CM : Avec un métier comme le vôtre, peut-on accorder un congé maternité ?

AN : Je n’ai pas une façon de travailler classique, je ne suis pas salariée dans un journal, je n’ai pas d’horaires. Donc, je n’avais pas de congé maternité. Je décidais moi-même des endroits où je pouvais exercer mon métier. C’était en 2006, j’étais très présente en Irak et en Afghanistan. En mars, je devais aller en Irak mais c’était très dangereux. Je devais faire une interview prévue depuis des mois avec un jihadiste irakien qui combat l’armée Américaine, qui depuis s’est fait arrêter par l’armée américaine.

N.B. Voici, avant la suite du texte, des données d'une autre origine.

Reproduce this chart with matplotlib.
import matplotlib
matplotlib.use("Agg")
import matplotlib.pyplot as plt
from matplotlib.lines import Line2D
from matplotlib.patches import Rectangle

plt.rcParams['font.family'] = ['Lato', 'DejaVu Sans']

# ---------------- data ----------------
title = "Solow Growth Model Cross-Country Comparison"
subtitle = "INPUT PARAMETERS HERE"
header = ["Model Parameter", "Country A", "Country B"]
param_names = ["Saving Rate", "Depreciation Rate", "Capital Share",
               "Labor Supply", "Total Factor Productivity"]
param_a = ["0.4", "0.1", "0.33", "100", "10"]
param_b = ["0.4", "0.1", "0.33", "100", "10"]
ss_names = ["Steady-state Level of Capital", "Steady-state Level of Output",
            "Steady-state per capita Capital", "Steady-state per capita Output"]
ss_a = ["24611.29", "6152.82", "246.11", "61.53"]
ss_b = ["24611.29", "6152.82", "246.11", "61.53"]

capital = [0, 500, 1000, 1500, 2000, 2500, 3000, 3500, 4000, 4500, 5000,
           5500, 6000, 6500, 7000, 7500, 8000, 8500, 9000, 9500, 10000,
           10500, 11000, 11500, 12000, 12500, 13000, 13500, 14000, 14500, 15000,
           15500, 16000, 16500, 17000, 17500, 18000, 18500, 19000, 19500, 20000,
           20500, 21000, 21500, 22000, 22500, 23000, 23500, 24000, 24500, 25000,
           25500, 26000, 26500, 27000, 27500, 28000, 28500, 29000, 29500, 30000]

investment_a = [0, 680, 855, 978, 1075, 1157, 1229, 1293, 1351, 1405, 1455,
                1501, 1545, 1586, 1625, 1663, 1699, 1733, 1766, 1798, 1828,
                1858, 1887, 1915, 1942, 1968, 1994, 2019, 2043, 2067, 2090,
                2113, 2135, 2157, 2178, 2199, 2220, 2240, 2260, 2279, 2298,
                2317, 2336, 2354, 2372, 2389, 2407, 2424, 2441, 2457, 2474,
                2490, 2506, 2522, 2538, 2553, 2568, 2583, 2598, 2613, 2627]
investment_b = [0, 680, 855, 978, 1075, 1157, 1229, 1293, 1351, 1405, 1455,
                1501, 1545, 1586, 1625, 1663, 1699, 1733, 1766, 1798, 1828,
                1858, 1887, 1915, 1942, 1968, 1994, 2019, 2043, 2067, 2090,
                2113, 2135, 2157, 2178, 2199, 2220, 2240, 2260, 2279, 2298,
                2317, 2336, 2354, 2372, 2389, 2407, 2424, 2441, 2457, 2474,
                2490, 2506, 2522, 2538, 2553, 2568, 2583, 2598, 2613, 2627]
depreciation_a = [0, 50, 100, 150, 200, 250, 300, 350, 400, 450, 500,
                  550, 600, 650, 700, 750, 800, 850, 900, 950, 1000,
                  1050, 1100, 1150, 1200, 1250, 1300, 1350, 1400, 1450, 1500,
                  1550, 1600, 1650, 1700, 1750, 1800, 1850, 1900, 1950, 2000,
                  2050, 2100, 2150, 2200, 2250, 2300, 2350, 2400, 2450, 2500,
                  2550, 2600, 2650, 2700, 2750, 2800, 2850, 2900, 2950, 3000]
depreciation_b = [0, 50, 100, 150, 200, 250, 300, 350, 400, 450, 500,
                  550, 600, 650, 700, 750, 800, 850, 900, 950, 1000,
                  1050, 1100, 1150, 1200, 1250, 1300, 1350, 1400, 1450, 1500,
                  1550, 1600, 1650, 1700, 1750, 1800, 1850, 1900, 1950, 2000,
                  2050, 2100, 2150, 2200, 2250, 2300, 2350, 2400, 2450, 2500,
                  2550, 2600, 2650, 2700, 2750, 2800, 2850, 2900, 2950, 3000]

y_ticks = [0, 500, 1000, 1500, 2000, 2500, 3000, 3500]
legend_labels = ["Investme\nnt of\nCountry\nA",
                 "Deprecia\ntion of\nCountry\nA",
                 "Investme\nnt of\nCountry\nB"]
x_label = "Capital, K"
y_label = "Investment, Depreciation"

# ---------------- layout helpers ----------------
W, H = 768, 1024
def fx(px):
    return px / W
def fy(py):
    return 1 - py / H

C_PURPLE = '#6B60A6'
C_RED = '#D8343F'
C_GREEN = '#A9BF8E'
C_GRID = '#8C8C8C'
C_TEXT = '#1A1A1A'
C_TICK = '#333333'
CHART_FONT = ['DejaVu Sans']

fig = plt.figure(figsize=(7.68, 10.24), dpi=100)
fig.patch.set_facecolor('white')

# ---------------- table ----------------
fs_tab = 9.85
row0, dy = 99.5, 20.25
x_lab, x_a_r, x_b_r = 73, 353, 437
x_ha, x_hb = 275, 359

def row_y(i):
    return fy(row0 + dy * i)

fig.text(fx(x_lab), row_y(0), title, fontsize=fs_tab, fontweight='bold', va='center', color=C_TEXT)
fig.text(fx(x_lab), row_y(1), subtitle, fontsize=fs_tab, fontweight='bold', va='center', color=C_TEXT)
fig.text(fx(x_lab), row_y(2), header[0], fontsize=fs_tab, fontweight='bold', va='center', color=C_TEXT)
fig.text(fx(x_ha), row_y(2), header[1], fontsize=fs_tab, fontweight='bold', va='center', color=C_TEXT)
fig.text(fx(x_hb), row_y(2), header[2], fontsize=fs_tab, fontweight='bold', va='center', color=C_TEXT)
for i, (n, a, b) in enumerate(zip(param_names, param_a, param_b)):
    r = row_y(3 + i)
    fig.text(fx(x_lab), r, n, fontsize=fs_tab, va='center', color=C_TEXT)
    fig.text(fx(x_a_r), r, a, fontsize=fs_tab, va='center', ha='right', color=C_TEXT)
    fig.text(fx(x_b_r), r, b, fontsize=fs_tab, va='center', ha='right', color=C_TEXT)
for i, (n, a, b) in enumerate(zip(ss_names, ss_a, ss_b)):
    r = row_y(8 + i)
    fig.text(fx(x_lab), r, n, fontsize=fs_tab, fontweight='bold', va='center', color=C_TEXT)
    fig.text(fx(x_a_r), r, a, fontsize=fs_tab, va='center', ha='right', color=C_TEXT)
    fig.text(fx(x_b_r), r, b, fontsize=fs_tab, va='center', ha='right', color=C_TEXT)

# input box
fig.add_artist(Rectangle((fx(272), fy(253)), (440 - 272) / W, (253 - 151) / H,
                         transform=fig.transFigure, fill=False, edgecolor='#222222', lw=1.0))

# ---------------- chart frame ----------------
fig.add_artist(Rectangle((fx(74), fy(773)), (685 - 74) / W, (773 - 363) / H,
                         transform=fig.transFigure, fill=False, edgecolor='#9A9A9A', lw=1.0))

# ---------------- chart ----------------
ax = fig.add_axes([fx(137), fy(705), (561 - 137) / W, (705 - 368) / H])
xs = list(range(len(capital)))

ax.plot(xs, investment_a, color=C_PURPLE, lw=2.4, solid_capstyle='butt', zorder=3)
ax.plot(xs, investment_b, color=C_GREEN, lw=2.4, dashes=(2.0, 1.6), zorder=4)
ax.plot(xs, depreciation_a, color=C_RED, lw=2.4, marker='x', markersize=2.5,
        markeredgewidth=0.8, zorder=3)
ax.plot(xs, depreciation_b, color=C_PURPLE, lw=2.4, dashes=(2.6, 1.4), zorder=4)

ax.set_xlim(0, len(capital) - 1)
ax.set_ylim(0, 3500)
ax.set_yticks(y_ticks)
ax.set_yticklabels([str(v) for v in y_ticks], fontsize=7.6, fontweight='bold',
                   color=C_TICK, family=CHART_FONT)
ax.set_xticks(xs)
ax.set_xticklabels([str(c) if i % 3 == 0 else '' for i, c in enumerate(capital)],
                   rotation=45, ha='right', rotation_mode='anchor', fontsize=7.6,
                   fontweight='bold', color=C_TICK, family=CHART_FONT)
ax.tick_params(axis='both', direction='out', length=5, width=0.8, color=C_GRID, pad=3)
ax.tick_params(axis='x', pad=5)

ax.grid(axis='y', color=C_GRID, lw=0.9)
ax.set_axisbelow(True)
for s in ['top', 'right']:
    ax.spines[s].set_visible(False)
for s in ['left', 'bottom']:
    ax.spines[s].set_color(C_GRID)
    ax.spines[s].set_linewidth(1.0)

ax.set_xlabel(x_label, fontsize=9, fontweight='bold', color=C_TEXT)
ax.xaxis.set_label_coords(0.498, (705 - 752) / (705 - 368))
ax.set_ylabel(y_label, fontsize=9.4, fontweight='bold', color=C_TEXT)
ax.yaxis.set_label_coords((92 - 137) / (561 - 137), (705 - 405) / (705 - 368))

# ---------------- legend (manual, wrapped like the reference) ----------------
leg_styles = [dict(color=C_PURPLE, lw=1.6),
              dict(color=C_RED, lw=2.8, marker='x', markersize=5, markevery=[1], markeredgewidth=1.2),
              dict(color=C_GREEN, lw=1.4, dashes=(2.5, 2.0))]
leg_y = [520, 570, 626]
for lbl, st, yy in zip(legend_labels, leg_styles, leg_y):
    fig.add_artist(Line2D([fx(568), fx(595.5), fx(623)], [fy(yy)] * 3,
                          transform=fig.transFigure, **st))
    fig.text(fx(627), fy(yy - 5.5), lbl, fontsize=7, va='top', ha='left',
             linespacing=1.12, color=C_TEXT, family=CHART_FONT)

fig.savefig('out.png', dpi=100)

C’est le genre de personnes pas facile à rencontrer, il faut montrer patte blanche, si j’ose dire. C’était aussi la période où l’on disait que tous les moudjahidine venaient en Syrie, la frontière entre Syrie et Irak était une passoire. L’interview a eu lieu en juin pour Le Point, j’étais à 4 ou 5 mois de grossesse, ça ne se voyait pas du tout. A Damas, j’étais habillée comme une femme musulmane locale, avec des vêtements amples. Et puis j’ai eu de la chance car ce jour-là, l’armée américaine avait annoncé que Zarkaoui, un des membres d’el Qaida les plus connus et les plus sanglants, avait été tué. J’avais ce jihadiste qui pouvait réagir en direct. L’interview allait être longue. J’avais très faim. J’ai demandé quelque chose à manger, ce qui ne se faisait pas du tout dans ces circonstances et mon ami Hammoudi a dû finalement leur dire que j’étais enceinte. Ils ont tout de suite arrêté l’interview et ont donné des ordres aux plus jeunes d’aller me chercher à manger. Ils étaient très honorés que je sois là en face d’eux, une future maman qui avait pris ce risque. Alors ils sont venus avec un festin, il y avait à manger pour 15 !

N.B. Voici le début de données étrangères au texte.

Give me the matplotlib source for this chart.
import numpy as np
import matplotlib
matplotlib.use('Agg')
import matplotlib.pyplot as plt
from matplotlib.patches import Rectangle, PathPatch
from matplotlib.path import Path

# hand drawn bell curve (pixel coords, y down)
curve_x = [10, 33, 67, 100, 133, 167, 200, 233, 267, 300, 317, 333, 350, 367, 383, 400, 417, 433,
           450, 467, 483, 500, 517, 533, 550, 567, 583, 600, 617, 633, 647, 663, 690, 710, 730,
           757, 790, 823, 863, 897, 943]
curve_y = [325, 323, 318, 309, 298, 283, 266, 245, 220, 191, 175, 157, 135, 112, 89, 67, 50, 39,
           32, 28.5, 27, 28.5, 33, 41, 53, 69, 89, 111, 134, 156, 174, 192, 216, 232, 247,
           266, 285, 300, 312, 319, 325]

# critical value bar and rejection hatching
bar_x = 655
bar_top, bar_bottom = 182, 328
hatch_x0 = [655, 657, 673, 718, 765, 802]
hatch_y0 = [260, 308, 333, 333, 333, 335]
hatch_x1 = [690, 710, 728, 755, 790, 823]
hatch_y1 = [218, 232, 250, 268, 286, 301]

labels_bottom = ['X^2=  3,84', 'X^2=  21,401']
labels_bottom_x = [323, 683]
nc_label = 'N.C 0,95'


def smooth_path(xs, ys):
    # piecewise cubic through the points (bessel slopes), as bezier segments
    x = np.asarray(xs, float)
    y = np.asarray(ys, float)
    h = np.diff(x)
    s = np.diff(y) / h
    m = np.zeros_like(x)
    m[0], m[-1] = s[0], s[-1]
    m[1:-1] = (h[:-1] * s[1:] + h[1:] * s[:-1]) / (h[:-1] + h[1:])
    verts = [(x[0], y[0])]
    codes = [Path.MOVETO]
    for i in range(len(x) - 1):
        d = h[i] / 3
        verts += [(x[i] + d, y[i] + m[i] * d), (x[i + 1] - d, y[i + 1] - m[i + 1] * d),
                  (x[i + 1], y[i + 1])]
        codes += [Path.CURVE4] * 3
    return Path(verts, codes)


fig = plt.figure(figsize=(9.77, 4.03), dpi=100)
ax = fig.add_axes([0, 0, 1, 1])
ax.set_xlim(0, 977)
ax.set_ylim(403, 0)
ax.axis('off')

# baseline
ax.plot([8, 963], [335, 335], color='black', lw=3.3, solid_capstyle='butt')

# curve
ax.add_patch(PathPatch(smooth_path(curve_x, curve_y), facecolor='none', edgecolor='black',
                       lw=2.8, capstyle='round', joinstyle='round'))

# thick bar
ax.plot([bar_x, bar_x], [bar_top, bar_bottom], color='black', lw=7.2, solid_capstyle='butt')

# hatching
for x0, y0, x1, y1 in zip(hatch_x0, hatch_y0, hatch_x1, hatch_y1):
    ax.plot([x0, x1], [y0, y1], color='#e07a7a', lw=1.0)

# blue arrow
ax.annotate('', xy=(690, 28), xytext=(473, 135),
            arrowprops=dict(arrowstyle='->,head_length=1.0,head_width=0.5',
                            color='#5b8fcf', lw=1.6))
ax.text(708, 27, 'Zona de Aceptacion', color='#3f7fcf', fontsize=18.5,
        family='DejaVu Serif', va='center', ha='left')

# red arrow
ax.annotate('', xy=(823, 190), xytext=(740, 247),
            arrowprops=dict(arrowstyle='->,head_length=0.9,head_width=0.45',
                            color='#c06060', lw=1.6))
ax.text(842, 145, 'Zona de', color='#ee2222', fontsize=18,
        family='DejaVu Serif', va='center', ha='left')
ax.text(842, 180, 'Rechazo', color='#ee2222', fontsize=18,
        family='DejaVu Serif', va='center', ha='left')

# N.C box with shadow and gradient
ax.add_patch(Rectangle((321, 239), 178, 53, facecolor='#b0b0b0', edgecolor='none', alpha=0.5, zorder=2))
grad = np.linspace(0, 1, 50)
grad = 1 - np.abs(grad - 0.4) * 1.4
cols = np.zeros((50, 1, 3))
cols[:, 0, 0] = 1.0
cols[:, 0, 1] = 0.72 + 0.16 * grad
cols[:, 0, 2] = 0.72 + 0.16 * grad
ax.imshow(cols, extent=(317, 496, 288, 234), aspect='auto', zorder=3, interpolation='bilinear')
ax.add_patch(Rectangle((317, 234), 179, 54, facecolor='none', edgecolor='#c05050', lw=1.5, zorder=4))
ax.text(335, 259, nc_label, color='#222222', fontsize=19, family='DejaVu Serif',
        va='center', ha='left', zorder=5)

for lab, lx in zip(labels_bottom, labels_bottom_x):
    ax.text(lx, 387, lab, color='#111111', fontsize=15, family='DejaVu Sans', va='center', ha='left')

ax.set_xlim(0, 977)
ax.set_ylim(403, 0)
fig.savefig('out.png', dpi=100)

CM : Mais la naissance de votre bébé a tout de même chamboulé vos habitudes ?AN : Eh bien j’ai tout arrêté quand Louis est né fin novembre. Je l’ai nourri au sein pendant quatre mois, donc je ne pouvais pas partir. Mais j’ai dû reprendre le travail après. J’avais été invitée par une université privée militaire américaine. Ils voulaient avoir mon point de vue sur la guerre en Irak. J’avais pensé à prendre Louis avec moi mais il commençait à faire ses nuits, les choses se passaient très bien pour lui. Je ne voulais pas tout bouleverser, donc j’ai réussi à le sevrer avant de partir… et je suis partie. Il faut dire aussi que j’ai une nounou. Avant de l’engager, je devais lui expliquer mon mode de vie. Quand je suis là à Paris, je m’occupe évidemment de mon fils mais quand je ne suis pas là il faut qu’elle s’en occupe 24h/24 car mon mari est aussi journaliste. Il prend l’antenne d’une grande radio tous les matins 7h et quitte donc la maison vers 5h. Donc, on a choisi Amina pour s’occuper de notre fils et la plus belle des coïncidences est qu’elle est tchétchène. C’est dans ce pays que j’ai couvert ma première guerre, c’est ce pays qui a changé pour toujours ma vision de la vie, ce pays que j’aime. Amina, c’est la bonne fée de Louis, la personne grâce à laquelle je peux continuer de faire mon métier. Parce que je ne peux pas concevoir la vie à mon âge, (je vais avoir 40 ans, là) sans continuer à faire ce métier. Parce que si j’arrête, je serai malheureuse. Et si je suis malheureuse, mon homme sera malheureux, mon fils sera malheureux.